“Crazy Ex-Girlfriend:” good music, faulty feminism

by Erica Sabel


After the success of the CW’s quirky, female-driven “Jane the Virgin,” the network decided to premiere another show using the same proven model.  Developed by and starring Rachel Bloom as Rebecca Bunch, “Crazy Ex-Girlfriend” lives up to its straightforward title. Bunch, a successful yet lonely pill-popping lawyer, runs out of her law office after a promotion-induced panic attack.  While panicking, Bunch is divinely intervened by a billboard, which poses the question, “when was the last time you were truly happy?” As if by fate, a sign falls and points to her unrequited, long-lost summer camp love. Josh Chan (Vincent Rodriguez III), whom Bunch dated for two months at camp when they were 16, appears with a light shining upon him, a symbol of fate in Bunch’s life.  As the two exchange pleasantries, Chan mentions that he is leaving New York to move back to the comforts of his home in West Covina, California.  This perfectly-timed reunion inspired Bunch to quit her stressful job and relocate to West Covina, California, in search of a new beginning and, more importantly, Josh Chan’s love.  

While this rom-com trope is familiar to “Ex-Girlfriend’s” audience, its cliché storyline is intensified when Bunch unexpectedly bursts into song.  The overly produced number, titled “Josh Just Happens to Live Here” is so staged it comes off as cheesy, and it is clear that the musical number, as well as the show’s budget, has gone overboard.  The reprise of “Josh Just Happens to Live Here,” seen later in the episode, however, is a toned-down rendition of the song, giving the actors’ talents a chance to shine through and proving that their raw talents are all that is necessary to captivate their audience.  

The rest of “Ex-Girlfriend” is set in California, where Bunch has relocated to a less impressive job and house. From her move until the end of the episode, Bunch takes the show’s title to the extreme.  She becomes obsessive and ultimately takes a huge step backwards in the feminist movement.  Bunch does everything in her power to get closer to Chan, including asking him out immediately after her move (Chan had politely told Bunch to look her up if she was ever in West Covina) and befriending and making out with Greg (Santino Fontana), a good friend of Chan’s, simply to learn information about Chan, which resulted in a very awkward party scene.  Compared to its sister show, “Jane the Virgin,” it was disappointing to see a starring female character exist simply to appeal to her dream man.  

After Bunch learns that Chan is in a committed relationship and that he only moved back to California to be with his girlfriend, Bunch panics to her newfound coworker friend, who is in awe of Bunch’s choice to give up a $500,000 paycheck in the name of finding true love with her summer camp soulmate.
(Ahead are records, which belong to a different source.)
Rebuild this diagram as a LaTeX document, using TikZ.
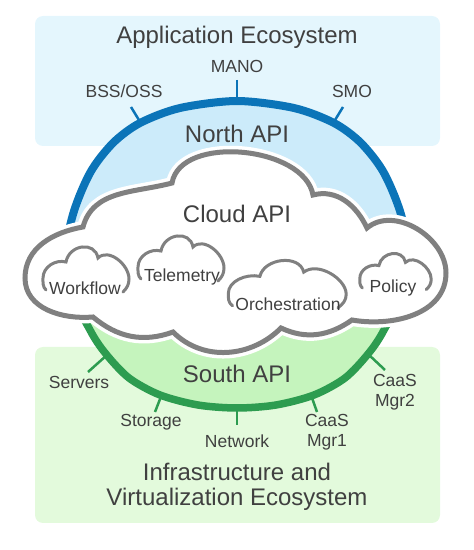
\documentclass[tikz,border=0pt]{standalone}
\usepackage{fontspec}
\setmainfont{Liberation Sans}
\usetikzlibrary{positioning}

\definecolor{txtgray}{HTML}{404040}
\definecolor{appbox}{HTML}{E4F6FD}
\definecolor{infrabox}{HTML}{E3FADC}
\definecolor{northfill}{HTML}{CCEBFA}
\definecolor{southfill}{HTML}{C5F4BD}
\definecolor{northblue}{HTML}{0B74B8}
\definecolor{southgreen}{HTML}{2D9C50}
\definecolor{cloudgray}{HTML}{808080}

\begin{document}
\begin{tikzpicture}[x=1pt, y=1pt,
  bigtxt/.style={font=\fontsize{24}{25.5}\selectfont, text=txtgray, align=center, inner sep=0pt},
  smalltxt/.style={font=\fontsize{17.5}{19.5}\selectfont, text=txtgray, align=center, inner sep=0pt},
  ecobox/.style={rounded corners=8pt, draw=none},
  northtick/.style={draw=northblue, line width=2.5pt},
  southtick/.style={draw=southgreen, line width=2.5pt},
  minicloud/.pic={
    \draw[cloudgray, line width=3pt, line cap=round]
      (4,5) to[out=135,in=-90] (1,17) to[out=90,in=165] (24,33)
      to[out=80,in=100,looseness=1.4] (56,37)
      to[out=45,in=90] (87,16) to[out=-90,in=45] (81,3);
  }]
\useasboundingbox (0,0) rectangle (474,550);

% ecosystem boxes
\fill[appbox, ecobox] (35,404) rectangle (440,534);
\fill[infrabox, ecobox] (35,27) rectangle (440,203);

% API ring
\path[save path=\ringsaved] plot[smooth cycle] coordinates {
  (64,275) (72,332) (90,377) (113,407) (140,427) (180,442) (237,449)
  (294,442) (334,427) (361,407) (384,377) (402,332) (410,275)
  (384,220) (368,196) (345,172) (314,155) (276,145) (237,142)
  (198,145) (160,155) (129,172) (106,196) (90,220)};
\begin{scope}
  \clip (0,275) rectangle (474,550);
  \path[use path=\ringsaved, fill=northfill, draw=northblue, line width=8pt];
\end{scope}
\begin{scope}
  \clip (0,0) rectangle (474,275);
  \path[use path=\ringsaved, fill=southfill, draw=southgreen, line width=7.5pt];
\end{scope}

% ticks
\coordinate (manoout) at (237,470);  \coordinate (manoin) at (237,449);
\coordinate (bssout) at (131,443);   \coordinate (bssin) at (142,425);
\coordinate (smoout) at (343,443);   \coordinate (smoin) at (332,425);
\coordinate (servout) at (88,178);   \coordinate (servin) at (107,195);
\coordinate (storout) at (155,138);  \coordinate (storin) at (162,156);
\coordinate (netout) at (237,125);   \coordinate (netin) at (237,142);
\coordinate (mgroneout) at (317,138); \coordinate (mgronein) at (311,155);
\coordinate (mgrtwoout) at (385,180); \coordinate (mgrtwoin) at (368,196);
\draw[northtick] (manoout) -- (manoin);
\draw[northtick] (bssout) -- (bssin);
\draw[northtick] (smoout) -- (smoin);
\draw[southtick] (servout) -- (servin);
\draw[southtick] (storout) -- (storin);
\draw[southtick] (netout) -- (netin);
\draw[southtick] (mgroneout) -- (mgronein);
\draw[southtick] (mgrtwoout) -- (mgrtwoin);

% cloud
\draw[cloudgray, line width=5pt, fill=white, preaction={draw=white, line width=12pt}]
  (83,323) to[out=75,in=195] (172,367)
  to[out=80,in=100,looseness=0.9] (313,355)
  to[out=15,in=115] (367,322)
  to[out=40,in=90] (446,277)
  to[out=-90,in=-10] (352,230)
  to[out=215,in=-25] (281,222)
  to[out=225,in=-45] (173,218)
  to[out=200,in=-40] (93,233)
  to[out=185,in=-90] (25,272)
  to[out=90,in=190] cycle;

\pic (wfcloud) at (42,255) {minicloud};
\pic (telcloud) at (137,266) {minicloud};
\pic[xscale=1.37, yscale=1.05] (orchcloud) at (227,239) {minicloud};
\pic[xscale=0.83, yscale=0.8] (polcloud) at (359,258) {minicloud};

% texts
\node[bigtxt] (appeco) at (237,513) {Application Ecosystem};
\node[smalltxt] (mano) at (237,484) {MANO};
\node[smalltxt] (bssoss) at (124,459) {BSS/OSS};
\node[smalltxt] (smo) at (352,459) {SMO};
\node[bigtxt] (northapi) at (237,416) {North API};
\node[bigtxt] (cloudapi) at (237,336) {Cloud API};
\node[smalltxt] (workflow) at (85,262) {Workflow};
\node[smalltxt] (telemetry) at (182,273) {Telemetry};
\node[smalltxt] (orch) at (288,246) {Orchestration};
\node[smalltxt] (policy) at (393,262) {Policy};
\node[bigtxt] (southapi) at (237,176) {South API};
\node[smalltxt] (servers) at (79,168) {Servers};
\node[smalltxt] (storage) at (151,128) {Storage};
\node[smalltxt] (network) at (237,109) {Network};
\node[smalltxt] (mgrone) at (327,118) {CaaS\\Mgr1};
\node[smalltxt] (mgrtwo) at (395,158) {CaaS\\Mgr2};
\node[bigtxt] (infraeco) at (237,63) {Infrastructure and\\Virtualization Ecosystem};
\end{tikzpicture}
\end{document}
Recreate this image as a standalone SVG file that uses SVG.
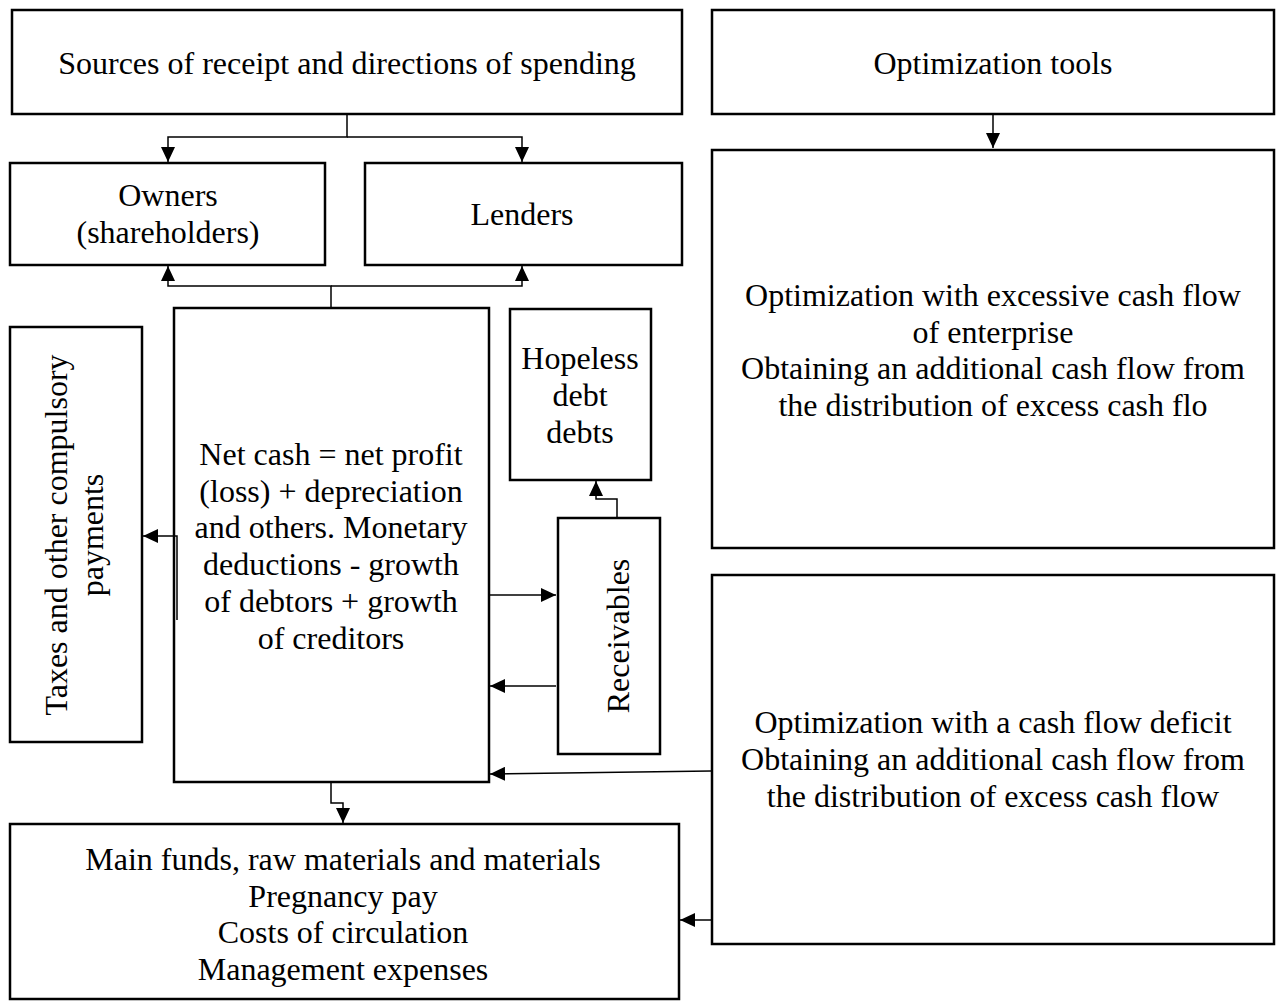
<svg xmlns="http://www.w3.org/2000/svg" width="1276" height="1001" viewBox="0 0 1276 1001">
<style>
.box{fill:#fff;stroke:#000;stroke-width:2.5}
.t{font-family:"Liberation Serif","Times New Roman",serif;font-size:32px;fill:#000;text-anchor:middle}
.c{fill:none;stroke:#000;stroke-width:1.5}
</style>
<defs>
<marker id="ahL" viewBox="0 0 15 14" refX="15" refY="7" markerWidth="15" markerHeight="14" markerUnits="userSpaceOnUse" orient="auto">
<path d="M0,0 L15,7 L0,14 z" fill="#000"/>
</marker>
</defs>
<rect width="1276" height="1001" fill="#fff"/>

<g id="sources">
<rect class="box" x="12" y="10" width="670" height="104"/>
<text class="t" x="347" y="74">Sources of receipt and directions of spending</text>
</g>
<g id="opt-tools">
<rect class="box" x="712" y="10" width="562" height="104"/>
<text class="t" x="993" y="74">Optimization tools</text>
</g>
<g id="owners">
<rect class="box" x="10" y="163" width="315" height="102"/>
<text class="t" x="168" y="206">Owners</text>
<text class="t" x="168" y="243">(shareholders)</text>
</g>
<g id="lenders">
<rect class="box" x="365" y="163" width="317" height="102"/>
<text class="t" x="522" y="225">Lenders</text>
</g>
<g id="opt-excess">
<rect class="box" x="712" y="150" width="562" height="398"/>
<text class="t" x="993" y="306">Optimization with excessive cash flow</text>
<text class="t" x="993" y="343">of enterprise</text>
<text class="t" x="993" y="379">Obtaining an additional cash flow from</text>
<text class="t" x="993" y="416">the distribution of excess cash flo</text>
</g>
<g id="taxes">
<rect class="box" x="10" y="327" width="132" height="415"/>
<text class="t" transform="translate(67,535) rotate(-90)">Taxes and other compulsory</text>
<text class="t" transform="translate(103,535) rotate(-90)">payments</text>
</g>
<g id="net-cash">
<rect class="box" x="174" y="308" width="315" height="474"/>
<text class="t" x="331" y="465">Net cash = net profit</text>
<text class="t" x="331" y="502">(loss) + depreciation</text>
<text class="t" x="331" y="538">and others. Monetary</text>
<text class="t" x="331" y="575">deductions - growth</text>
<text class="t" x="331" y="612">of debtors + growth</text>
<text class="t" x="331" y="649">of creditors</text>
</g>
<g id="hopeless">
<rect class="box" x="510" y="309" width="141" height="171"/>
<text class="t" x="580" y="369">Hopeless</text>
<text class="t" x="580" y="406">debt</text>
<text class="t" x="580" y="443">debts</text>
</g>
<g id="receivables">
<rect class="box" x="558" y="518" width="102" height="236"/>
<text class="t" transform="translate(629,636) rotate(-90)">Receivables</text>
</g>
<g id="opt-deficit">
<rect class="box" x="712" y="575" width="562" height="369"/>
<text class="t" x="993" y="733">Optimization with a cash flow deficit</text>
<text class="t" x="993" y="770">Obtaining an additional cash flow from</text>
<text class="t" x="993" y="807">the distribution of excess cash flow</text>
</g>
<g id="main-funds">
<rect class="box" x="10" y="824" width="669" height="175"/>
<text class="t" x="343" y="870">Main funds, raw materials and materials</text>
<text class="t" x="343" y="907">Pregnancy pay</text>
<text class="t" x="343" y="943">Costs of circulation</text>
<text class="t" x="343" y="980">Management expenses</text>
</g>

<g id="connectors">
<path class="c" d="M347,114 V137 H168 V162" marker-end="url(#ahL)"/>
<path class="c" d="M347,137 H522 V162" marker-end="url(#ahL)"/>
<path class="c" d="M993,114 V148" marker-end="url(#ahL)"/>
<path class="c" d="M331,308 V286 H168 V266" marker-end="url(#ahL)"/>
<path class="c" d="M331,286 H522 V266" marker-end="url(#ahL)"/>
<path class="c" d="M177,620 V536 H143" marker-end="url(#ahL)"/>
<path class="c" d="M490,595 H556" marker-end="url(#ahL)"/>
<path class="c" d="M556,686 H490" marker-end="url(#ahL)"/>
<path class="c" d="M617,518 V499 H596 V481" marker-end="url(#ahL)"/>
<path class="c" d="M711,771 L490,774" marker-end="url(#ahL)"/>
<path class="c" d="M711,920 H680" marker-end="url(#ahL)"/>
<path class="c" d="M331,782 V803 H343 V823" marker-end="url(#ahL)"/>
</g>
</svg>
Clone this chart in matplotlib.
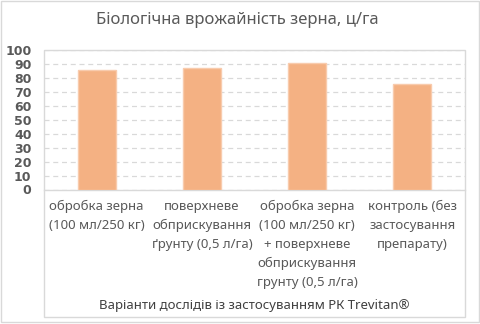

The episode ends with a newly-empowered Bunch, determined to seduce Chan and make him fall in love with her.

Where, in most television seasons, people would view this cheesy, predictable rom-com musical, roll their eyes and change the channel, the show was actually aided due to the fact that it premiered in one of the worst fall-premiere seasons in recent history. The show’s cast is talented, and, if the forthcoming episodes prove to be less cliché and Bunch becomes more than just a love-hungry female, the rom-com musical that is “Crazy Ex-Girlfriend” may find a future.  

“Crazy Ex-Girlfriend” premiered on Oct. 12.